CALIFORNIA INSURANCE COMPANY v. UNION COMPRESS COMPANY

United States Supreme Court (1890)

Facts

Issue

Holding — Blatchford, J.

Rule

Reasoning

Deep Dive: How the Court Reached Its Decision

Insurable Interest of Railroad Companies

The U.S. Supreme Court reasoned that the railroad companies had an insurable interest in the cotton because they effectively owned the cotton to the extent of their interest, while it was being held in trust by the plaintiff. The Court recognized that the business practice at the time involved the plaintiff receiving cotton for compression, issuing receipts, and then having those receipts exchanged for bills of lading from the railroad companies. This exchange demonstrated the railroad companies' ownership interest in the cotton, making them beneficiaries under the insurance policy. The policy was designed to cover parties with an insurable interest, even if they were not the legal owners. Thus, the railroad companies were entitled to the insurance protection under the policy, which was issued with the understanding that it would cover the interests of both the plaintiff and the railroad companies. The Court noted that the defendant was aware of these business customs and the intended coverage of the policy at the time it was issued.

Recovery for Entire Value of Goods Held in Trust

The Court held that it was lawful for the plaintiff to insure goods held in trust in its own name and to recover their full value under the insurance policy. The plaintiff, as a bailee, had the right to insure the cotton for both its own interests and those of the entities that entrusted the goods to it, such as the railroad companies. Upon recovery, the plaintiff was required to hold any amount exceeding its own interest in the goods for the benefit of the trust beneficiaries — in this case, the railroad companies. This principle is consistent with prior rulings that allow bailees to insure goods held in trust for the benefit of both themselves and the beneficial owners of the goods.
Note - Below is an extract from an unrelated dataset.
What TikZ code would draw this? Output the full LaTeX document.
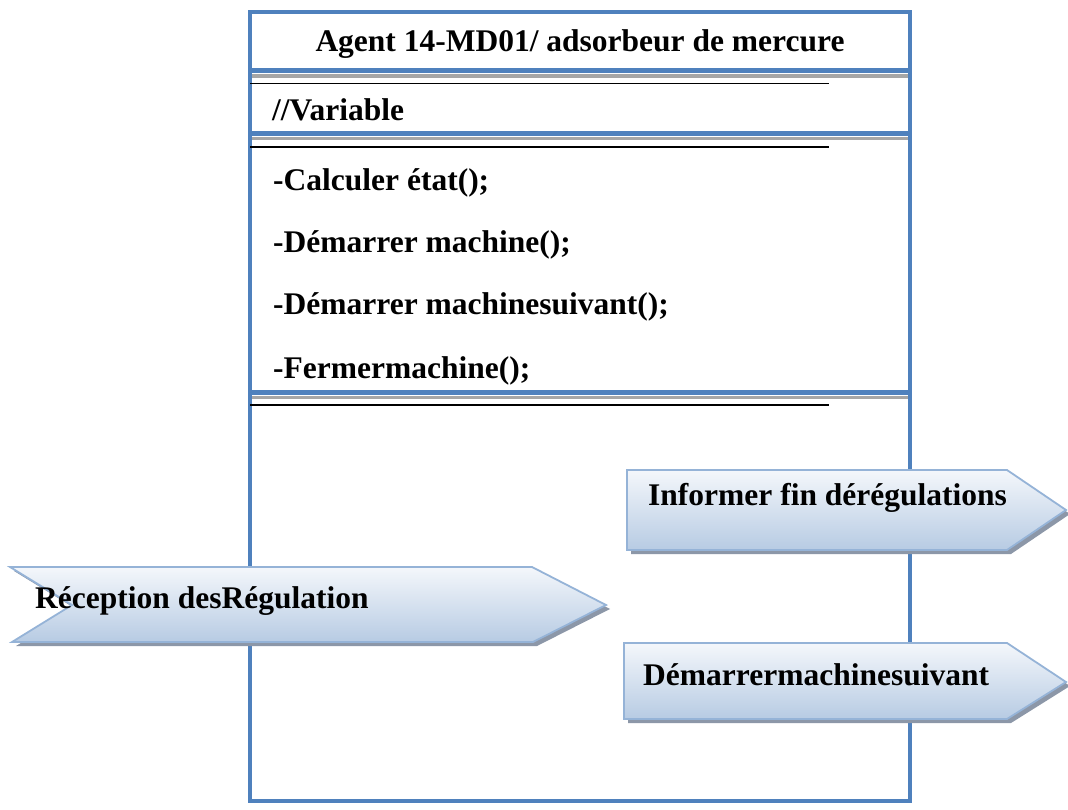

The Court emphasized that this arrangement was known to the defendant when the policy was issued, supporting the enforceability of the plaintiff's insurance claim.

Effect of Issuing Bills of Lading

The Court addressed the defendant's argument that the issuance of bills of lading constituted a change in possession that voided the policy. The Court clarified that the issuance of bills of lading by the railroad companies did not result in a change of possession that would void the insurance policy. Despite the issuance of these documents, the plaintiff retained actual and physical possession of the cotton, which was crucial for maintaining the validity of the policy. The railroad companies obtained a form of constructive possession through the bills of lading, but this did not affect the plaintiff’s physical custody of the cotton. The Court found that the plaintiff's continued physical possession allowed it to maintain its insurance coverage, as the policy was intended to protect the interests of the parties involved in the trust arrangement.

Negligence and Liability

The Court determined that the exception clauses in the receipts and bills of lading, which stated "not responsible for any loss by fire," did not absolve the railroad companies from liability for fire losses resulting from their own negligence. The Court reaffirmed the principle that a common carrier could insure against losses caused by its own negligence, consistent with the precedent set in Phœnix Ins. Co. v. Erie Transportation Co. The Court underscored that the railroad companies were still responsible for negligence-related losses, despite the fire loss exemptions in their shipping documents. This ruling affirmed that the insurance policy in question could cover such losses, ensuring that the railroad companies' potential liability for negligence did not negate the coverage provided by the policy.

Double Insurance and Marine Policies

The Court also addressed the defendant's argument regarding marine policies that purportedly covered the same cotton. The Court held that these marine policies did not automatically void the fire insurance policy unless they constituted double insurance, which involves coverage of the same interest in favor of the same party. The defendant failed to demonstrate that the marine policies covered the same interest as the fire policy, particularly since the fire policy was intended to protect the railroad companies' specific interests. The Court reasoned that the mere existence of marine insurance taken out by the owners did not affect the validity or coverage of the fire policy, which was issued for the benefit of the railroad companies. Without evidence of double insurance on the same interest, the fire insurance policy remained valid and enforceable.